“Grown men and women started spitting on our kids as they walked up the ramp. They were throwing food, cups, and whatever,” was the scene before Denby High School football coach Deon Godfrey on Saturday, Nov. 23, during a Michigan state semifinal playoffs game in the metro Detroit area.
As first reported by the Detroit Free Press, Godfrey’s Detroit team, which is composed of mostly black players, was met with a barrage of racist jeers when the players each took a knee during the pregame airing of the national anthem, echoing former San Francisco 49ers quarterback Colin Kaepernick. That sight apparently ignited rage in the stands among members of the mostly white parents and fans of Almont High. Almont Township, which is less than 1 percent Black, is a suburb roughly 40 miles north of Detroit.
The pregame tone carried over to when play began, with the game marked by an excessive amount of personal fouls, leading officials to call the contest off early in the fourth quarter due to “aggressive play.” Almont High, ahead 38-6 at that point, was declared the winner.
“It was a good game all the way up until the last couple of minutes and then personal fouls just started happening,” explained Almont head coach James Leusby. “I think the refs felt that the safety of the players was in jeopardy so they called it,” he added.
Concerns for safety included a helmet being ripped off a player and another being kneed in the face. The opposing teams did not shake hands at the end of the game.
As the Denby team made its way to the locker room, a shoving match between an Almont band member and Denby player ensued. The incident further fueled tensions that had been running high from the moment the team hit the field.
Parents who were already fired up escalated matters by yelling the N-word, “little monkey,” and “They need to be on a leash. They never should have been here in the first place,” Godfrey said he heard.
The video of the scene has garnered thousands of views and comments. In the comments, adults were outraged that parents would attack a group of kids.
One commenter reminded people of the legal ramifications of their actions, especially acts of assault against minors.
Detroit Public Schools Community District Superintendent Nikolai Vitti issued a statement about the game and the offensive conduct within days of it coming to light. “The school district is deeply disturbed by the actions witnessed this weekend during the Almont-Denby game,” Vitti said in what the Free Press called an amended statement released on Nov. 25.
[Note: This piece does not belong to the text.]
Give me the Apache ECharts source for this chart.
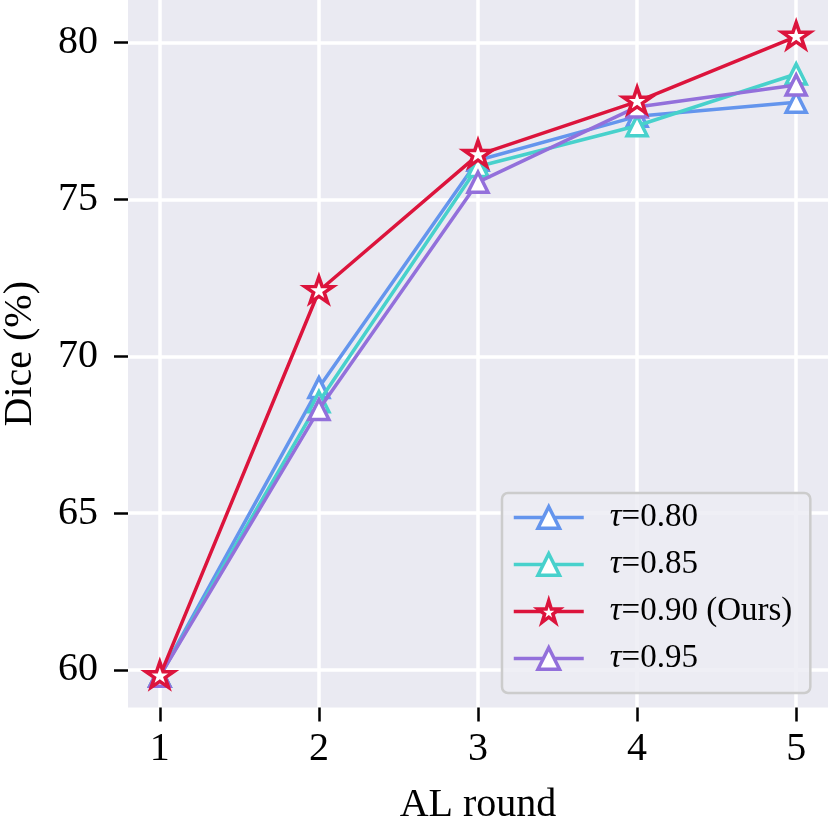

“Based upon preliminary findings, it is our understanding that Almont adult spectators were cursing and spitting on our coaches and players after the game while leaving the field. The disrespect toward the city, school, and players continued on social media after the game where Almont fans used numerous racist stereotypes. We look forward to getting to the bottom of what occurred based on factual evidence to determine the district’s next steps on how to best support our school and its administration, coaches, and students.”
The Almont school district would issue its own statement about the game.
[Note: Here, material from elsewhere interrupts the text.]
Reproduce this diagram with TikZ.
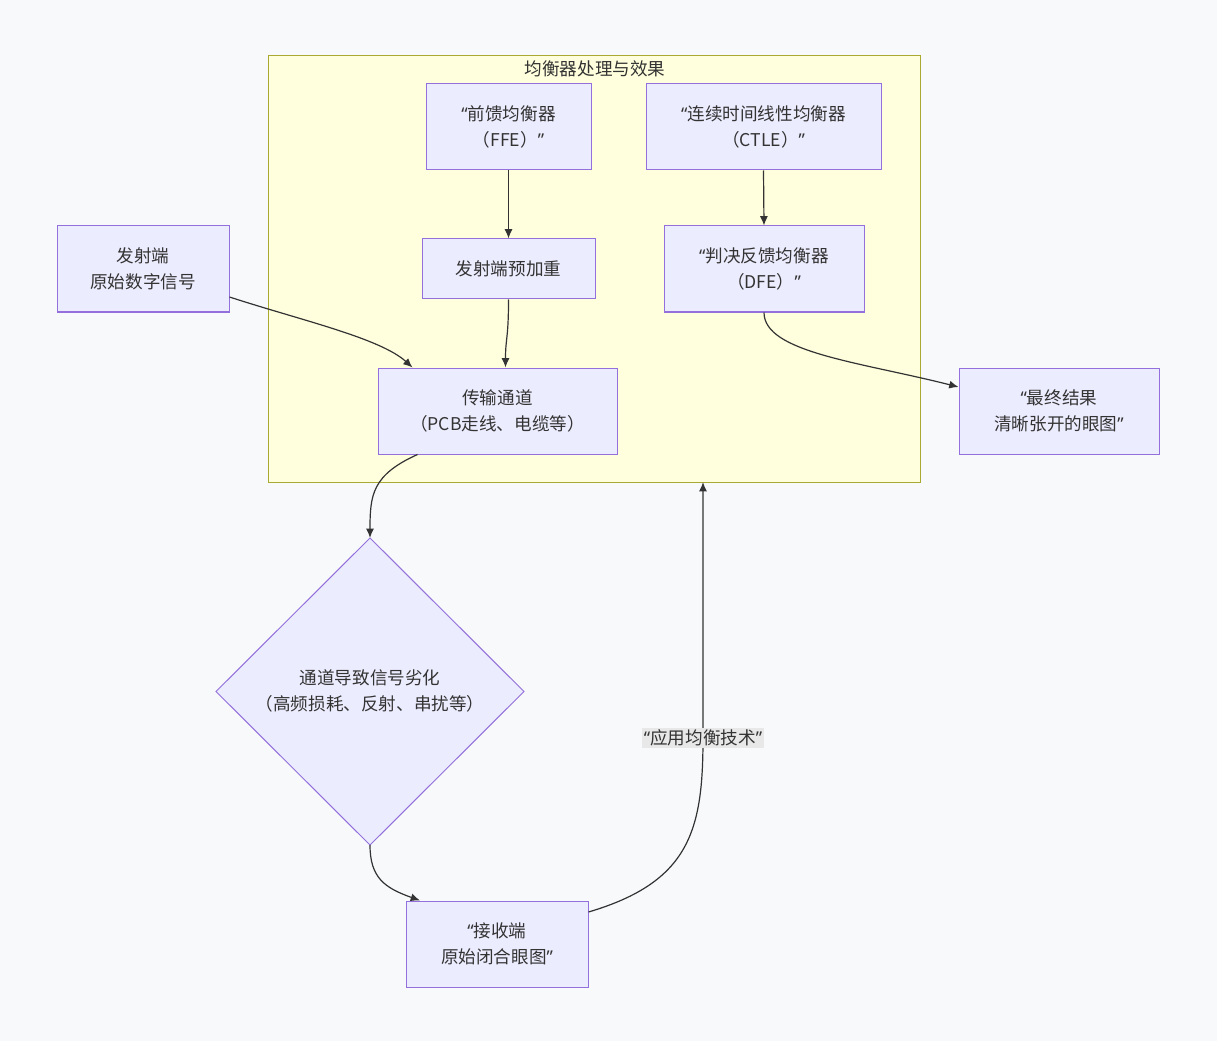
\documentclass[tikz,border=0pt]{standalone}
\usepackage{fontspec}
\newfontfamily\cjk{Noto Sans CJK SC}
\newfontfamily\latinq{Noto Sans}
\newcommand\oqt{{\latinq “}}
\newcommand\cqt{{\latinq ”}}
\usetikzlibrary{arrows.meta,calc,shapes.geometric}
\definecolor{bgc}{HTML}{F8F9FB}
\definecolor{nodefill}{HTML}{ECECFF}
\definecolor{nodeline}{HTML}{9370DB}
\definecolor{clfill}{HTML}{FFFFDE}
\definecolor{clline}{HTML}{AAAA33}
\definecolor{txt}{HTML}{333333}
\definecolor{lblbg}{HTML}{E8E8E8}
\tikzset{
  box/.style={draw=nodeline, fill=nodefill, line width=0.75pt, align=center, text=txt,
    font=\cjk\fontsize{13.2}{19.5}\selectfont, inner sep=0pt},
  conn/.style={draw=txt, line width=0.9pt, -{Latex[length=7pt,width=6pt]}},
  lbl/.style={fill=lblbg, text=txt, font=\cjk\fontsize{13.2}{14}\selectfont, inner sep=1.5pt}
}
\begin{document}
\begin{tikzpicture}[x=0.75pt,y=-0.75pt]
\useasboundingbox (0,0) rectangle (1217,1041);
\fill[bgc] (0,0) rectangle (1217,1041);
% cluster
\draw[fill=clfill, draw=clline, line width=0.75pt] (268,56) rectangle (920,482);
\node[text=txt, font=\cjk\fontsize{13.2}{14}\selectfont] (cltitle) at (595,69) {均衡器处理与效果};
\coordinate (clbot) at (703,482);
% nodes
\node[box, minimum width=165*0.75pt, minimum height=86*0.75pt] (ffe) at (508.5,127) {\oqt 前馈均衡器\\（FFE）\cqt};
\node[box, minimum width=235*0.75pt, minimum height=86*0.75pt] (ctle) at (763.5,127) {\oqt 连续时间线性均衡器\\（CTLE）\cqt};
\node[box, minimum width=173*0.75pt, minimum height=60*0.75pt] (pre) at (508.5,269) {发射端预加重};
\node[box, minimum width=200*0.75pt, minimum height=86*0.75pt] (dfe) at (764,269) {\oqt 判决反馈均衡器\\（DFE）\cqt};
\node[box, minimum width=239*0.75pt, minimum height=86*0.75pt] (ch) at (497.5,411) {传输通道\\（PCB走线、电缆等）};
\node[box, minimum width=172*0.75pt, minimum height=86*0.75pt] (src) at (143,269) {发射端\\原始数字信号};
\node[box, minimum width=200*0.75pt, minimum height=86*0.75pt] (fin) at (1059,411) {\oqt 最终结果\\清晰张开的眼图\cqt};
\node[box, minimum width=182*0.75pt, minimum height=86*0.75pt] (rx) at (497,944) {\oqt 接收端\\原始闭合眼图\cqt};
% diamond
\path[draw=nodeline, fill=nodefill, line width=0.75pt] (370,538) -- (524,691.5) -- (370,845) -- (216,691.5) -- cycle;
\node[text=txt, align=center, font=\cjk\fontsize{13.2}{19.5}\selectfont] (dia) at (370,691) {通道导致信号劣化\\（高频损耗、反射、串扰等）};
\coordinate (diatop) at (370,538);
\coordinate (diabot) at (370,845);
% edges
\draw[conn] (ffe.south) -- (pre.north);
\draw[conn] (ctle.south) -- (dfe.north);
\draw[conn] (pre.south) .. controls ($(pre.south)+(0,40)$) and ($(ch.north)+(8,-30)$) .. ($(ch.north)+(8,0)$);
\draw[conn] ($(src.east)+(0,28)$) .. controls (300,320) and (380,338) .. ($(ch.north)+(-85,0)$);
\draw[conn] (dfe.south) .. controls ($(dfe.south)+(0,40)$) and (860,362) .. ($(fin.west)+(0,-24)$);
\draw[conn] ($(ch.south)+(-80,0)$) .. controls (372,475) and (370,495) .. (diatop);
\draw[conn] (diabot) .. controls (370,878) and (385,888) .. ($(rx.north)+(-77,0)$);
\draw[conn] ($(rx.east)+(0,-32)$) .. controls (690,882) and (703,830) .. (703,738) -- (clbot);
\node[lbl] (applbl) at (703,738) {\oqt 应用均衡技术\cqt};
\end{tikzpicture}
\end{document}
“We are saddened that the incredible accomplishments of the Almont Raiders football team, including making it to our first MHSAA State Final, have been overshadowed by the regrettable behavior of a handful of spectators at Saturday’s game,” Almont Community Schools Superintendent William Kalmar said in a release.
“We are investigating fully allegations that members of the Almont Raiders marching band taunted players from Denby High School while both groups attempted to exit the stadium after the game was called by the officials. If we find evidence indicating that there was any taunting, those students involved will be disciplined appropriately. At this time, we have no evidence of such behavior by members of our marching band, dance team, cheerleaders or student body. There is no evidence of misconduct by our football team, football coaches or staff.”
Almont Community Schools said the district is cooperating with authorities to identify spectators involved in the fracas. “If any spectators can be identified breaking the law, we will refer them to the appropriate authorities for prosecution,” Kalmar said in the statement.